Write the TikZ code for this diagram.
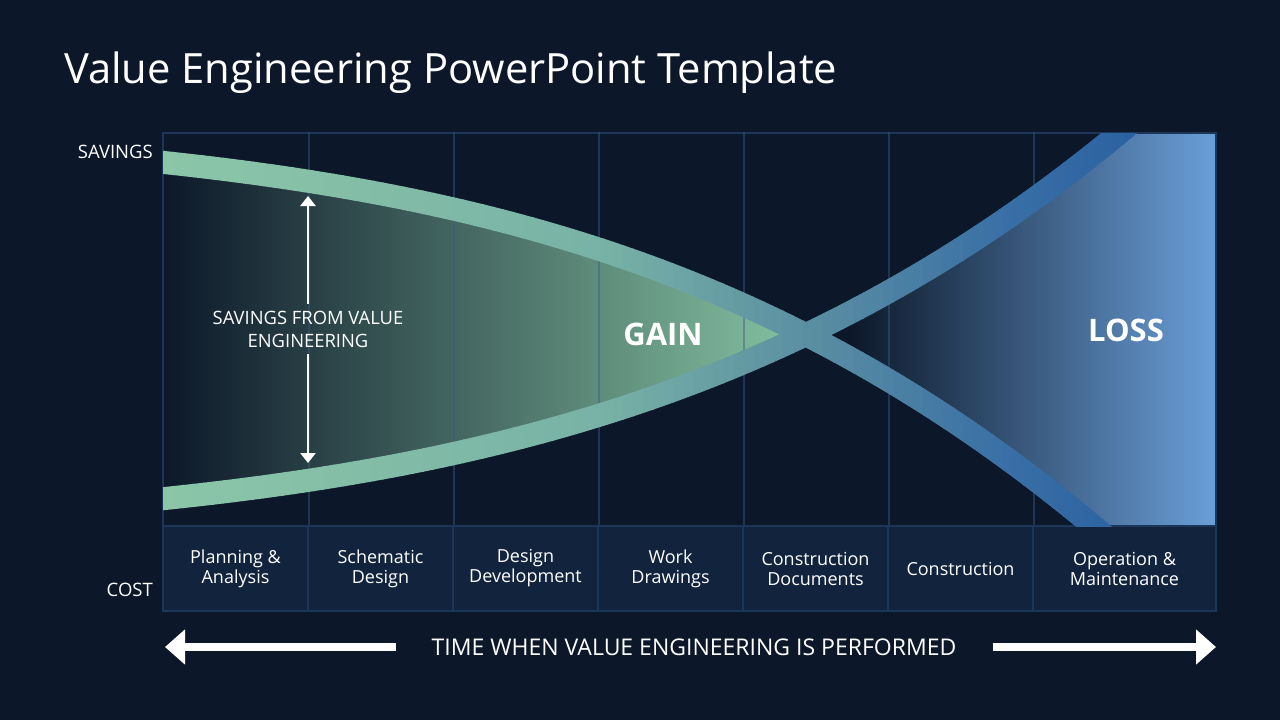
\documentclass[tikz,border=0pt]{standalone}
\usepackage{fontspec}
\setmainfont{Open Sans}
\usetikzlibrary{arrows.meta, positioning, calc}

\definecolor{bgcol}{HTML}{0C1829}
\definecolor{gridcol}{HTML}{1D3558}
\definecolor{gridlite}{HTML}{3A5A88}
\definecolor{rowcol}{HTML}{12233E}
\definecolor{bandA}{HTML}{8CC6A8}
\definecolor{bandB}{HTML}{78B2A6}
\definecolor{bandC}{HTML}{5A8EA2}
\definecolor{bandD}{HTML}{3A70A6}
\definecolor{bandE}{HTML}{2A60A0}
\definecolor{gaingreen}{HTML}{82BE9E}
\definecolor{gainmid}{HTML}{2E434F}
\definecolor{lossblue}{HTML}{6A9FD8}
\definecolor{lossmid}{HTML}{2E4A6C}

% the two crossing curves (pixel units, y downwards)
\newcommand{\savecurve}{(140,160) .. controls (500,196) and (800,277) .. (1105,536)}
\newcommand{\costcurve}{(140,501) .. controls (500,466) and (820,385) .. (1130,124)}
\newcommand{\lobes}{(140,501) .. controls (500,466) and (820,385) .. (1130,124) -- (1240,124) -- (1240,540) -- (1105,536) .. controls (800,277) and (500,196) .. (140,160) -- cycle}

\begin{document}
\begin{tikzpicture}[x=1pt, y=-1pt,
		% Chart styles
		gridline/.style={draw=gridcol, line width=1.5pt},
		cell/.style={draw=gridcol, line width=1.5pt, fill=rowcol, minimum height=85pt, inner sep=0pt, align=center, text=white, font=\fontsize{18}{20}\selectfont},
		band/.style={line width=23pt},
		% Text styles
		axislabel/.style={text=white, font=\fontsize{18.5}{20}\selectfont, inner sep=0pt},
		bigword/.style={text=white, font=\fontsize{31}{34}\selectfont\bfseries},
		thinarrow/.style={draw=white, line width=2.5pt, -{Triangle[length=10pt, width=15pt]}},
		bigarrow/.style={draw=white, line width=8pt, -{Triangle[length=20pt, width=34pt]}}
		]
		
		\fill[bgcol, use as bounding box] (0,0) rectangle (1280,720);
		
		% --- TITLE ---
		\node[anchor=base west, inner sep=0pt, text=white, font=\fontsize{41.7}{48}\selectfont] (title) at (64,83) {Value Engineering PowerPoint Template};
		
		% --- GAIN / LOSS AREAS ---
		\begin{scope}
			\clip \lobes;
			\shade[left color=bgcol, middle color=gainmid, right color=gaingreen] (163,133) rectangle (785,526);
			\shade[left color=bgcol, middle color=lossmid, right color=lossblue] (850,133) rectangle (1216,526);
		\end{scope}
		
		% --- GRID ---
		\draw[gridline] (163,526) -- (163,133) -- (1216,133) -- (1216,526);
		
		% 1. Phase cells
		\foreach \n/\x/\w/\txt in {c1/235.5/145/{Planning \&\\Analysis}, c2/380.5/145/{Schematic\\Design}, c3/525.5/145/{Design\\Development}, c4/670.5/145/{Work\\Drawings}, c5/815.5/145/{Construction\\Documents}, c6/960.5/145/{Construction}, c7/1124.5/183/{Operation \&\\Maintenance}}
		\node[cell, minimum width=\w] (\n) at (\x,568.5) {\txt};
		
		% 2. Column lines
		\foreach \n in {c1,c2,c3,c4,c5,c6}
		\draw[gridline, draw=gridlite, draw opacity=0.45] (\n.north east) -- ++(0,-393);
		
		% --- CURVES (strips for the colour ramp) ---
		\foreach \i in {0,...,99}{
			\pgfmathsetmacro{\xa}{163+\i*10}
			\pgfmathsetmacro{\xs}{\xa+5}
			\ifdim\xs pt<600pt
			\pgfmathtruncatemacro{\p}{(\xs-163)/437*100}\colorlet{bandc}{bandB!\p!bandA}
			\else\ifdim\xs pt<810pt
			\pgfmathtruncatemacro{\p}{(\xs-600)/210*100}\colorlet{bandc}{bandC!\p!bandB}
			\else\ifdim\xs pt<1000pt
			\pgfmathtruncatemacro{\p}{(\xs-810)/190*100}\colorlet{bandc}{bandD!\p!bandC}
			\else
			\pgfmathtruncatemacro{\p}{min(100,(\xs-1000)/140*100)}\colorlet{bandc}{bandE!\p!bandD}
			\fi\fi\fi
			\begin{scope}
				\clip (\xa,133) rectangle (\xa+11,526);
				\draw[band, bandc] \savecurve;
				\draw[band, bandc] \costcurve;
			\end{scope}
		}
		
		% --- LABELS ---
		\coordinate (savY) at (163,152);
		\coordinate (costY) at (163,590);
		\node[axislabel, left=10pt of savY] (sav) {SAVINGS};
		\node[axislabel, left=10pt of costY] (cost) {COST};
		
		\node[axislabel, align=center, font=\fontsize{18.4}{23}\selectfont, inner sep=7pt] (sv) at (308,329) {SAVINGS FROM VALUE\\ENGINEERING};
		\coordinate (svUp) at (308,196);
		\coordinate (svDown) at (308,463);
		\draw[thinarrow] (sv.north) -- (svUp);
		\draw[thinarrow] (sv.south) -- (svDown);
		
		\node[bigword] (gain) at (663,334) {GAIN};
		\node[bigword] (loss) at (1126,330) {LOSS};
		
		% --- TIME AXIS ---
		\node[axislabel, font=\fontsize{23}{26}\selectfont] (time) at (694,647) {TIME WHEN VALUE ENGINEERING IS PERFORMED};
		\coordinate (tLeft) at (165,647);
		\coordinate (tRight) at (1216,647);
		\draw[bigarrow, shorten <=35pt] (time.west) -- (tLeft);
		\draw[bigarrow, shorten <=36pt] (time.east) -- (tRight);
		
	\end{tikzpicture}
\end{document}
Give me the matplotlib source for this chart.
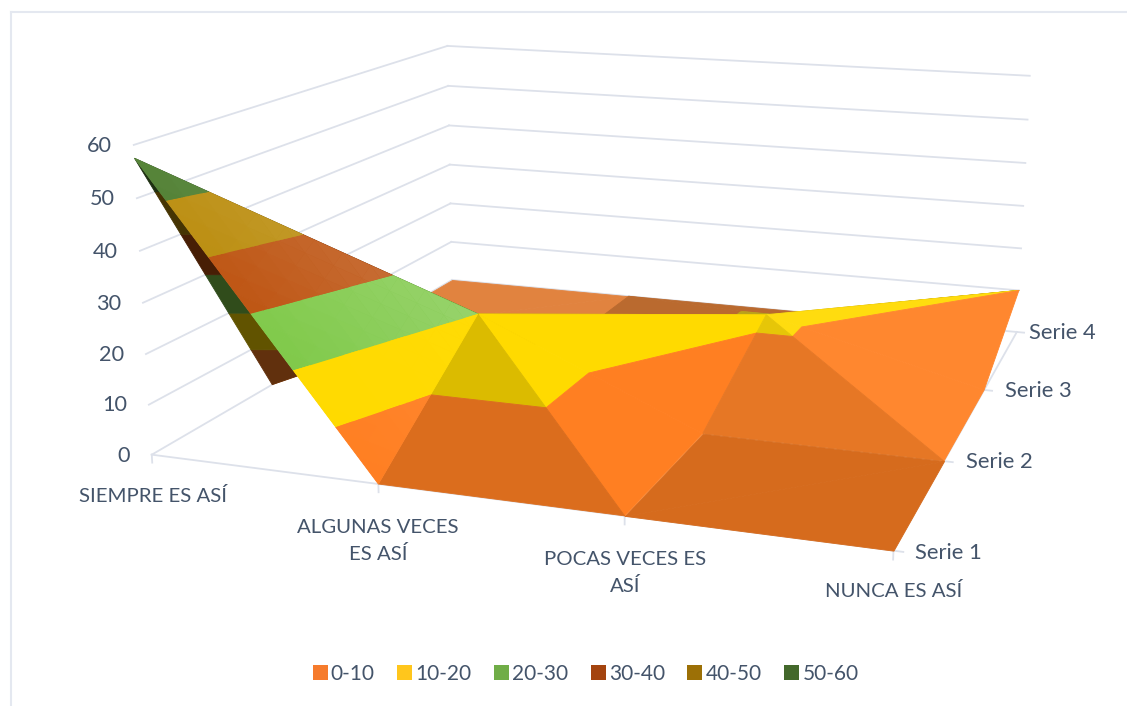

____

**What you need to do**
Leave the pictures out and repeat exactly the lines from the beginning of the records to the line bearing "(1130,124) -- (1240,124)", both ends counted.

**Complete answer**
Write the TikZ code for this diagram.
\documentclass[tikz,border=0pt]{standalone}
\usepackage{fontspec}
\setmainfont{Open Sans}
\usetikzlibrary{arrows.meta, positioning, calc}

\definecolor{bgcol}{HTML}{0C1829}
\definecolor{gridcol}{HTML}{1D3558}
\definecolor{gridlite}{HTML}{3A5A88}
\definecolor{rowcol}{HTML}{12233E}
\definecolor{bandA}{HTML}{8CC6A8}
\definecolor{bandB}{HTML}{78B2A6}
\definecolor{bandC}{HTML}{5A8EA2}
\definecolor{bandD}{HTML}{3A70A6}
\definecolor{bandE}{HTML}{2A60A0}
\definecolor{gaingreen}{HTML}{82BE9E}
\definecolor{gainmid}{HTML}{2E434F}
\definecolor{lossblue}{HTML}{6A9FD8}
\definecolor{lossmid}{HTML}{2E4A6C}

% the two crossing curves (pixel units, y downwards)
\newcommand{\savecurve}{(140,160) .. controls (500,196) and (800,277) .. (1105,536)}
\newcommand{\costcurve}{(140,501) .. controls (500,466) and (820,385) .. (1130,124)}
\newcommand{\lobes}{(140,501) .. controls (500,466) and (820,385) .. (1130,124) -- (1240,124) -- (1240,540) -- (1105,536) .. controls (800,277) and (500,196) .. (140,160) -- cycle}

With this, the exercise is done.